Al muelle se le puede seguir considerando un desplazado hoy. Ya lo era desde mucho antes de 2009, cuando una primera arremetida de las olas lo partió en dos y dio inicio a su incontenible debacle. En ese momento, al empezar a desmoronarse, volvió temporalmente al centro de los reflectores y la discusión pública, luego de pasar años confinado al último vagón de las prioridades, administración tras administración. Su valor arquitectónico e histórico, como pieza crucial en el desarrollo de Barranquilla y la Región Caribe, congregó voces que expresaron su interés y preocupación desde todas las latitudes. Sonaron entonces varias propuestas de multimillonarios salvavidas para el que en su momento fue el muelle más largo del mundo, todas las cuales terminaron enfrentando el mismo destino que el rumor del oleaje.

Adiós a 10 metros más del muelle, fue el titular en la portada de EL HERALDO el domingo 4 de enero de 2015. La gota de agua perfora la roca, no por su fuerza sino por su constancia, dice el refrán. En este caso, el tiempo de las olas demostró ser diferente al de la gestión pública: fue más eficiente la desidia y la naturaleza en su labor de tumbar el muelle, que las iniciativas comerciales y proyectos de recuperación en concretarse.

Y cuando un nuevo pedazo se fue al fondo del mar, volvieron a salir a flote esos anuncios que no han logrado hacer el tránsito exitoso de la intención a la acción. Llegaron acompañados de indignación en redes sociales.

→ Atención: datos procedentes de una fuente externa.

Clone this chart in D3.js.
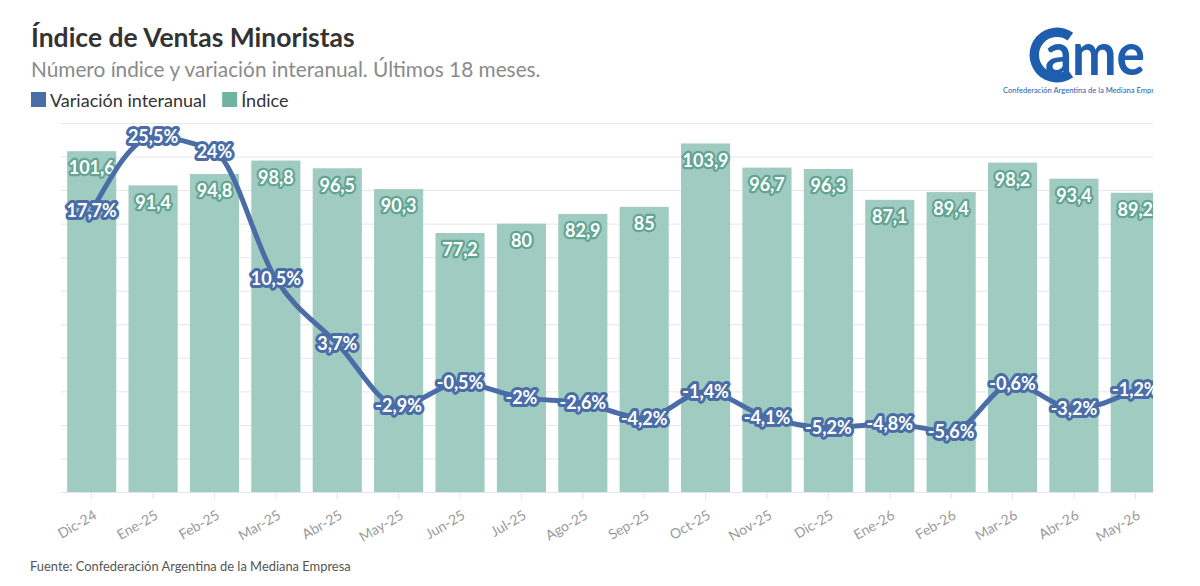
<!DOCTYPE html>
<html>
<head>
<meta charset="utf-8">
<script src="https://cdn.jsdelivr.net/npm/d3@7"></script>
<style>
  body { margin: 0; background: #fff; }
  svg { display: block; overflow: hidden; }
  text { font-family: Lato, "Noto Sans", sans-serif; }
</style>
</head>
<body>
<div id="chart"></div>
<script>
// data
const months = ["Dic-24", "Ene-25", "Feb-25", "Mar-25", "Abr-25", "May-25", "Jun-25", "Jul-25", "Ago-25",
  "Sep-25", "Oct-25", "Nov-25", "Dic-25", "Ene-26", "Feb-26", "Mar-26", "Abr-26", "May-26"];
const indice = [101.6, 91.4, 94.8, 98.8, 96.5, 90.3, 77.2, 80, 82.9, 85, 103.9, 96.7, 96.3, 87.1, 89.4, 98.2, 93.4, 89.2];
const variacion = [17.7, 25.5, 24, 10.5, 3.7, -2.9, -0.5, -2, -2.6, -4.2, -1.4, -4.1, -5.2, -4.8, -5.6, -0.6, -3.2, -1.2];
const gridTicks = d3.range(0, 111, 10);

const title = "Índice de Ventas Minoristas";
const subtitle = "Número índice y variación interanual. Últimos 18 meses.";
const source = "Fuente: Confederación Argentina de la Mediana Empresa";

let width = 1153, // picture is cropped on the right
    height = 586,
    margin = ({ top: 123, bottom: 94, left: 61 }),
    plotRight = 1166;

const barColor = "#9fcbc0",
      barDark = "#62a593",
      lineColor = "#4a6da7";

const fmt = v => String(v).replace(".", ",");

const svg = d3.select("#chart")
  .append("svg")
  .attr("width", width)
  .attr("height", height);

let x = d3.scaleBand()
  .domain(months)
  .range([margin.left, plotRight])
  .paddingInner(0.2)
  .paddingOuter(0.1);

let yBar = d3.scaleLinear()
  .domain([0, 110])
  .range([height - margin.bottom, margin.top]);

let yLine = d3.scaleLinear()
  .domain([-12, 27])
  .range([height - margin.bottom, margin.top]);

// header
svg.append("text")
  .attr("x", 31).attr("y", 47)
  .attr("font-size", 26.5).attr("font-weight", 700)
  .attr("fill", "#333")
  .text(title);

svg.append("text")
  .attr("x", 31).attr("y", 77)
  .attr("font-size", 20.8)
  .attr("fill", "#8a8a8a")
  .text(subtitle);

// legend
let legendItems = [["Variación interanual", lineColor], ["Índice", "#6fb3a1"]];
let lx = 31;
for (let [name, color] of legendItems) {
  let g = svg.append("g").attr("transform", `translate(${lx},0)`);
  g.append("rect").attr("x", 0).attr("y", 92).attr("width", 15).attr("height", 15).attr("fill", color);
  let t = g.append("text").attr("x", 19).attr("y", 106.5)
    .attr("font-size", 18).attr("fill", "#333").text(name);
  lx += 19 + t.node().getComputedTextLength() + 16;
}

// logo
let logo = svg.append("g").attr("fill", "#1f5daf");
logo.append("path")
  .attr("transform", "translate(1057,55)")
  .attr("d", d3.arc()({ innerRadius: 18, outerRadius: 27.5, startAngle: 0.8 * Math.PI, endAngle: 2.2 * Math.PI }));
logo.append("text")
  .attr("x", 1045).attr("y", 75)
  .attr("font-family", "'Liberation Sans', Arial, sans-serif")
  .attr("font-size", 60).attr("font-weight", 700)
  .attr("textLength", 100).attr("lengthAdjust", "spacingAndGlyphs")
  .text("ame");
logo.append("text")
  .attr("x", 1003).attr("y", 93)
  .attr("font-family", "'Liberation Sans', Arial, sans-serif")
  .attr("font-size", 7.6)
  .text("Confederación Argentina de la Mediana Empresa");

// grid
svg.append("g")
  .attr("transform", `translate(${margin.left},0)`)
  .call(d3.axisLeft(yBar).tickValues(gridTicks).tickSize(-(plotRight - margin.left)).tickFormat(""))
  .call(g => g.select(".domain").remove())
  .call(g => g.selectAll("line").attr("stroke", "#e6e6e6"));

// x axis
svg.append("g")
  .attr("transform", `translate(0,${height - margin.bottom})`)
  .call(d3.axisBottom(x).tickSize(7).tickSizeOuter(0))
  .call(g => g.select(".domain").remove())
  .call(g => g.selectAll("line").attr("stroke", "#e2e2e2"))
  .call(g => g.selectAll("text")
    .attr("font-family", "Lato, 'Noto Sans', sans-serif")
    .attr("font-size", 14)
    .attr("fill", "#9a9a9a")
    .attr("text-anchor", "end")
    .attr("x", 6).attr("y", 26).attr("dy", 0)
    .attr("transform", "rotate(-30,6,26)"));

// bars
svg.append("g")
  .selectAll("rect")
  .data(indice)
  .join("rect")
  .attr("x", (d, i) => x(months[i]))
  .attr("width", x.bandwidth())
  .attr("y", d => yBar(d))
  .attr("height", d => yBar(0) - yBar(d))
  .attr("fill", barColor);

svg.append("g")
  .selectAll("text")
  .data(indice)
  .join("text")
  .attr("x", (d, i) => x(months[i]) + x.bandwidth() / 2)
  .attr("y", d => yBar(d) + 17)
  .attr("dy", "0.35em")
  .attr("text-anchor", "middle")
  .attr("font-size", 18).attr("font-weight", 700)
  .attr("fill", "#fff")
  .attr("stroke", barDark).attr("stroke-width", 4.5)
  .attr("stroke-linejoin", "round")
  .attr("paint-order", "stroke")
  .text(fmt);

// line
let line = d3.line()
  .x((d, i) => x(months[i]) + x.bandwidth() / 2)
  .y(d => yLine(d))
  .curve(d3.curveMonotoneX);

svg.append("path")
  .datum(variacion)
  .attr("fill", "none")
  .attr("stroke", lineColor)
  .attr("stroke-width", 5)
  .attr("stroke-linejoin", "round")
  .attr("d", line);

svg.append("g")
  .selectAll("text")
  .data(variacion)
  .join("text")
  .attr("x", (d, i) => x(months[i]) + x.bandwidth() / 2)
  .attr("y", d => yLine(d))
  .attr("dy", "0.35em")
  .attr("text-anchor", "middle")
  .attr("font-size", 18).attr("font-weight", 700)
  .attr("fill", "#fff")
  .attr("stroke", lineColor).attr("stroke-width", 6)
  .attr("stroke-linejoin", "round")
  .attr("paint-order", "stroke")
  .text(d => fmt(d) + "%");

// footer
svg.append("text")
  .attr("x", 30).attr("y", 571)
  .attr("font-size", 12.9)
  .attr("fill", "#555")
  .text(source);
</script>
</body>
</html>
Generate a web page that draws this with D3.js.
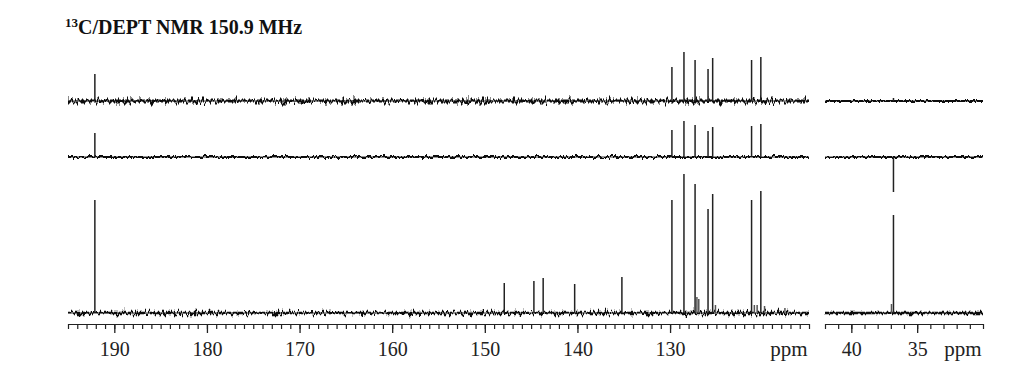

Pasaría poco tiempo hasta que otro escándalo, otro problema de orden nacional, le robara la atención al viejo muelle y lo desplazara una vez más al fondo de las prioridades.

Allí ha permanecido desde entonces, y no parece haberse movido de lugar con el cambio de administraciones. El único faro en su panorama sigue siendo el compromiso, ahora más realista, de recuperar sus primeros 200 metros, la entrada de la parte que todavía sigue conectada a la orilla de la playa. Es lo mínimo que reclaman los caseteros de la zona, pues los turistas siguen llegando, así sea por gotas. Y es justo considerar que es lo mínimo que merece un monumento de tal importancia.

Al muelle de Puerto Colombia no le caben más aplazamientos.

Hace falta un dron ahora para ver esos pedazos alejados que, según los últimos anuncios, se perderán en el mar. Se convirtieron en islas ruinosas ancladas en el olvido.

Aunque le recuerdan a quien lo mira que el reloj sigue corriendo, y nada pasa. Recuerden que las intervenciones son urgentes desde hace rato, y son la prueba de lo que pasa si no se realizan.

Igual que las aguas turbias que lo muerden sin cesar desde abajo, aún no se despeja con total claridad la viabilidad de las supuestas fuentes de financiación de una eventual obra.

Las olas saladas y la brisa enfurecida siguen sacudiendo los vestigios de esa estructura que, aún en su desgracia, conserva su valor como símbolo del brillo que tuvo en otra época la ciudad que empezaba a ganarse el título de ‘La puerta de oro de Colombia’. Siguen allí las bases de esa casucha a la que barcos llegaban a registrarse, y décadas después, familias enteras arribaban a retratarse. Tanta es su fuerza que aún no se ha dejado tumbar. Quizá todavía no se ha perdido del todo, quizá podría volver a brillar.